Needle match

RAB C Nesbitt creator Ian Pattison has a new play, Love and Death in Govan and Hyndland, running this week at Oran Mor’s A Play, A Pie and a Pint season, which begs the question, has Ian’s life changed since moving from Govan to the trendy west end? “Of course,” he answers, “roughing it for me these days means having no soya milk for my hedgerow fruit porridge sachets.”

And does he have any special memories of Govan? “I always recall my granny sitting watching the wrestling on Saturday afternoons with scissors in her hand. She’d be swearing at the evil tactics of Mick McManus while cutting patches out of her slippers to accommodate her bunions,” says Ian, whose play is also on at Edinburgh’s Traverse next week.

Homage to Catalonia

A TELLING remark from Glasgow writer Robert Florence who says: “Amazing stuff from the people of Catalonia. Reminds me of when people in Scotland were so passionate about independence they started a blog.”

Putting the boot in IRVINE Weavers held their annual meeting and dinner at the weekend when former MP Brian Donohoe recalled fellow Labour MP and Deputy Speaker Harold Walker once telling him that he was delivering leaflets at an election. It was shortly after a Tory canvasser had been too lazy to push the Tory leaflets right through the letterbox, so Harold would take them out and stuff them in his pocket.

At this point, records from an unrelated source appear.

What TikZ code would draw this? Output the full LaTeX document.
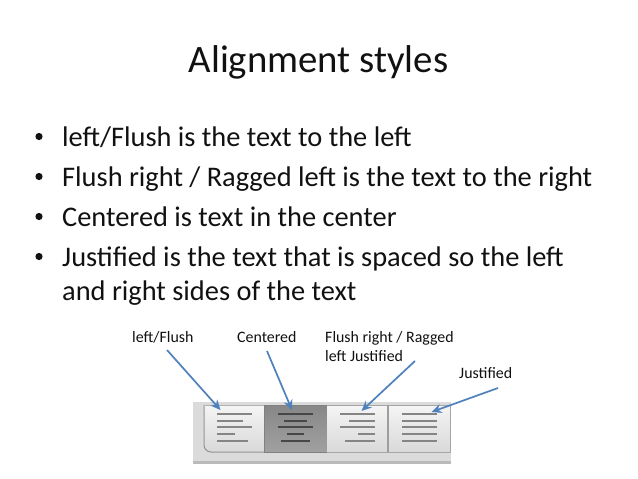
\documentclass[tikz,border=0pt]{standalone}
\usepackage{fontspec}
\setmainfont{Carlito}
\usetikzlibrary{arrows.meta}
\definecolor{arrowblue}{HTML}{4F81BD}
\definecolor{ink}{HTML}{111111}
\tikzset{
  x=1pt,y=-1pt,
  titletext/.style={anchor=base,font=\fontsize{38.8}{42}\selectfont,text=ink,inner sep=0},
  bullettext/.style={anchor=base west,font=\fontsize{28.4}{32}\selectfont,text=ink,inner sep=0},
  smalltext/.style={anchor=base west,font=\fontsize{15.9}{18}\selectfont,text=ink,inner sep=0},
  pointer/.style={draw=arrowblue,line width=1.7pt,-{Stealth[length=10pt,width=9pt]}},
  rowline/.style={draw=black!48,line width=2pt},
}
\begin{document}
\begin{tikzpicture}
\useasboundingbox (0,0) rectangle (638,479);
\fill[white] (0,0) rectangle (638,479);
\node[titletext] (title) at (318.5,72) {Alignment styles};
\foreach \n/\yy/\t in {b1/146/{left/Flush is the text to the left},
                    b2/186/{Flush right / Ragged left is the text to the right},
                    b3/226/{Centered is text in the center},
                    b4/266/{Justified is the text that is spaced so the left}}{
  \node[bullettext] (\n) at (62,\yy) {\t};
  \fill[ink] (39,\yy-9.5) circle (3.6);
}
\node[bullettext] (b5) at (62,300) {and right sides of the text};
% toolbar
\fill[black!14] (193,402) rectangle (451,463);
\fill[black!27] (193,461) rectangle (451,464);
\shade[top color=white!96!black,bottom color=black!15,rounded corners=7pt] (204,405) -- (204,452) -- (264,452) [sharp corners] -- (264,405) -- cycle;
\draw[black!42,line width=1pt,rounded corners=7pt] (264,452) -- (204,452) -- (204,405);
\draw[black!30,line width=.8pt] (204,405) -- (264,405);
\fill[top color=black!47,bottom color=black!37] (264,405) rectangle (327,452);
\draw[black!50,line width=.8pt] (264,405) rectangle (327,452);
\shade[top color=white!96!black,bottom color=black!15] (327,405) rectangle (388,452);
\shade[top color=white!96!black,bottom color=black!15] (388,405) rectangle (450,452);
\draw[black!35,line width=1pt] (327,405) -- (450,405) -- (450,452) -- (327,452);
\draw[black!38,line width=1.2pt] (388,405) -- (388,452);
% text rows
\foreach \y/\a/\b in {414/217/252,421/217/243,427/217/252,434/217/235,441/217/248}{\draw[rowline] (\a,\y) -- (\b,\y);}
\foreach \y/\a/\b in {414/278/313,421/284/307,427/278/313,434/287/304,441/281/310}{\draw[rowline,draw=black!72] (\a,\y) -- (\b,\y);}
\foreach \y/\a/\b in {414/340/375,421/349/375,427/340/375,434/358/375,441/345/375}{\draw[rowline] (\a,\y) -- (\b,\y);}
\foreach \y/\a/\b in {414/402/437,421/402/437,427/402/437,434/402/437,441/402/437}{\draw[rowline] (\a,\y) -- (\b,\y);}
% labels
\node[smalltext] (lf) at (132,342.5) {left/Flush};
\node[smalltext] (ce) at (237,342.5) {Centered};
\node[smalltext] (fr) at (325,342) {Flush right / Ragged};
\node[smalltext] (fr2) at (325,361) {left Justified};
\node[smalltext] (ju) at (459,378) {Justified};
\coordinate (tlf) at (220.5,410);
\coordinate (tce) at (292,410);
\coordinate (tfr) at (361.5,411);
\coordinate (tju) at (431.5,412);
\coordinate (slf) at (167,350);
\coordinate (sce) at (267,351);
\coordinate (sfr) at (415,361);
\coordinate (sju) at (498,388);
\draw[pointer] (slf) -- (tlf);
\draw[pointer] (sce) -- (tce);
\draw[pointer] (sfr) -- (tfr);
\draw[pointer] (sju) -- (tju);
\end{tikzpicture}
\end{document}
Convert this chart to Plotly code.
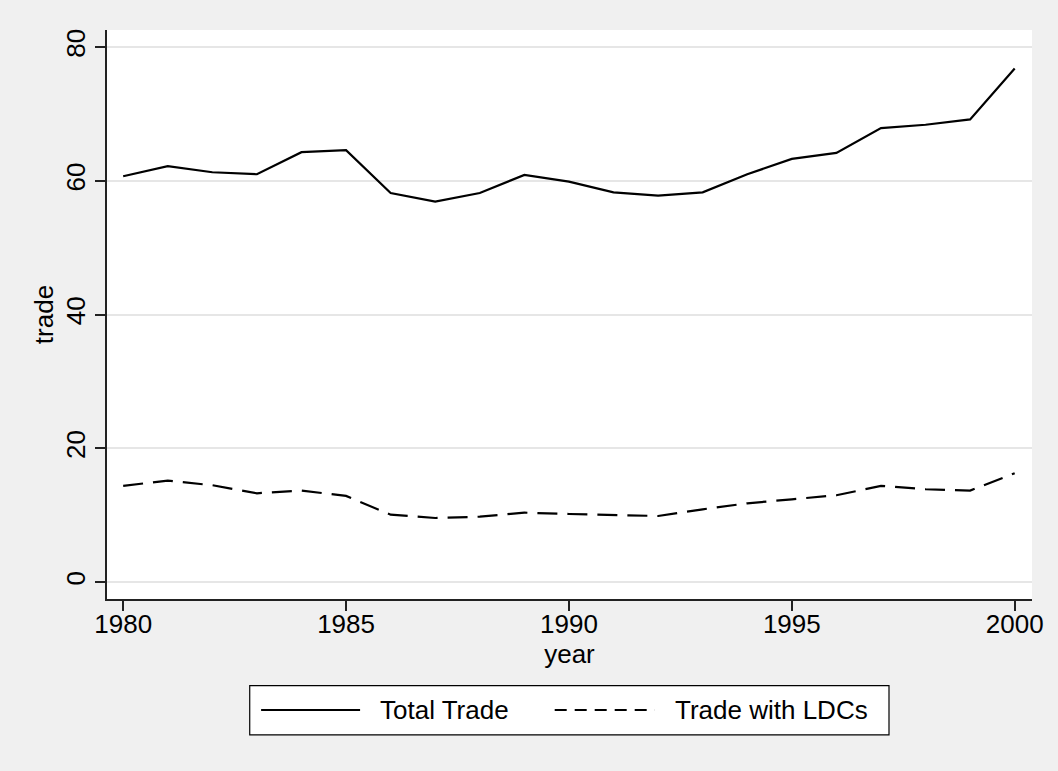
import plotly.graph_objects as go

years = list(range(1980, 2001))
total_trade = [60.7, 62.2, 61.3, 61.0, 64.3, 64.6, 58.2, 56.9, 58.2, 60.9,
               59.9, 58.3, 57.8, 58.3, 61.0, 63.3, 64.2, 67.9, 68.4, 69.2, 76.8]
trade_ldcs = [14.4, 15.2, 14.5, 13.3, 13.7, 12.9, 10.1, 9.6, 9.8, 10.4,
              10.2, 10.0, 9.9, 10.9, 11.8, 12.4, 13.0, 14.4, 13.9, 13.7, 16.3]
x_ticks = [1980, 1985, 1990, 1995, 2000]
y_ticks = [0, 20, 40, 60, 80]
series_names = ["Total Trade", "Trade with LDCs"]

FONT = "Liberation Sans, Arial, Helvetica, sans-serif"

fig = go.Figure()
fig.add_trace(go.Scatter(x=years, y=total_trade, mode="lines", name=series_names[0],
                         line=dict(color="black", width=2.2), showlegend=False))
fig.add_trace(go.Scatter(x=years, y=trade_ldcs, mode="lines", name=series_names[1],
                         line=dict(color="black", width=2.2, dash="20px,10px"), showlegend=False))

fig.update_layout(
    width=1058, height=771,
    margin=dict(l=107, r=26, t=30, b=172),
    paper_bgcolor="#f0f0f0", plot_bgcolor="white",
    font=dict(family=FONT, size=26, color="black"),
    showlegend=False,
)
fig.update_xaxes(
    range=[1979.637, 2000.388], tickvals=x_ticks, ticks="outside", ticklen=10,
    tickwidth=1.5, tickcolor="#222", showline=True, linecolor="#222", linewidth=1.5,
    showgrid=False, zeroline=False, tickfont=dict(size=26), ticklabelstandoff=-9,
    title=dict(text="year", font=dict(size=26), standoff=6),
)
fig.update_yaxes(
    range=[-2.51, 82.57], tickvals=y_ticks, ticks="outside", ticklen=10,
    tickwidth=1.5, tickcolor="#222", showline=True, linecolor="#222", linewidth=1.5,
    showgrid=True, gridcolor="#e6e6e6", gridwidth=2, zeroline=False,
    tickangle=-90, tickfont=dict(size=26), ticklabelstandoff=0,
    title=dict(text="trade", font=dict(size=26), standoff=0),
)

# custom legend (paper coordinates)
fig.add_shape(type="rect", xref="paper", yref="paper", x0=0.1543, x1=0.8454,
              y0=-0.2388, y1=-0.1522, line=dict(color="black", width=1.2), fillcolor="white")
fig.add_shape(type="line", xref="paper", yref="paper", x0=0.1666, x1=0.2736,
              y0=-0.1949, y1=-0.1949, line=dict(color="black", width=2))
fig.add_shape(type="line", xref="paper", yref="paper", x0=0.484, x1=0.5922,
              y0=-0.1949, y1=-0.1949, line=dict(color="black", width=2, dash="12px,8px"))
fig.add_annotation(xref="paper", yref="paper", x=0.2926, y=-0.1949, text=series_names[0],
                   showarrow=False, xanchor="left", yanchor="middle", font=dict(size=26))
fig.add_annotation(xref="paper", yref="paper", x=0.6122, y=-0.1949, text=series_names[1],
                   showarrow=False, xanchor="left", yanchor="middle", font=dict(size=26))

fig.write_html("out.html", config={"displayModeBar": False},
               post_script="document.body.style.margin='0';")
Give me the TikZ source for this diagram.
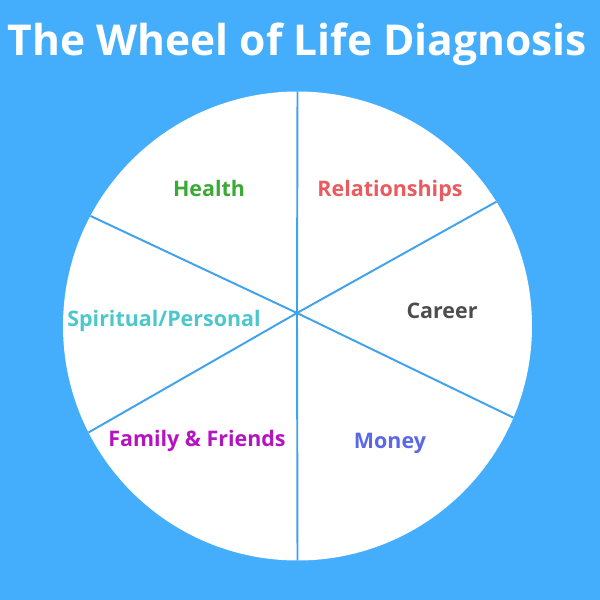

Disaster struck when he arrived at one door and, looking round, realised that he had walked through the wet cement of a newly laid driveway. Harold quickly took a Tory leaflet out of his pocket, shoved it through the letterbox and made his escape.

Post script

POSTCARDS continued. Says Martin McGeehan: “At a Scout Camp in Northern Ireland, we had all written our postcards and a Patrol Leader was sent to the nearest pillar box about two miles away with them all. He returned some time late, still with the postcards, and explained to a puzzled Scoutmaster that on the pillar box it said, ‘Letters only’.”

Shout out

MORE on bringing up children as a Hyndland reader emails: “There are constant shouts of ‘Get off the Xbox’, ‘Turn your music down’, ‘Stop eating all the chocolates’. I’m telling you, my kids are such nags.”

Knees up

WE turn again to a reader in America to help explain to us the latest controversy with President Trump who is claiming that black football players should be sacked for kneeling during the National Anthem before games. Says our reader: “The reason he is so vehement is that he is jealous of people who can kneel and get back up again.”

Runs his mouth off

THOUSANDS took part in the Great Scottish Run around Glasgow city centre at the weekend. A Glasgow reader heard a regular in his local pub at the weekend pontificate: “I always tell folk that I ran a half-marathon. It sounds so much better than saying, ‘I dropped out knackered halfway through a marathon’.”

Check him out

GROWING old continued. A Yorkhill reader tells us: “I remember when I was a student, falling out with my then girlfriend and screaming at her, ‘I don’t know what you want from me!’ Thirty years later I find myself screaming the same remark to the machine in the supermarket’s self-checkout area.”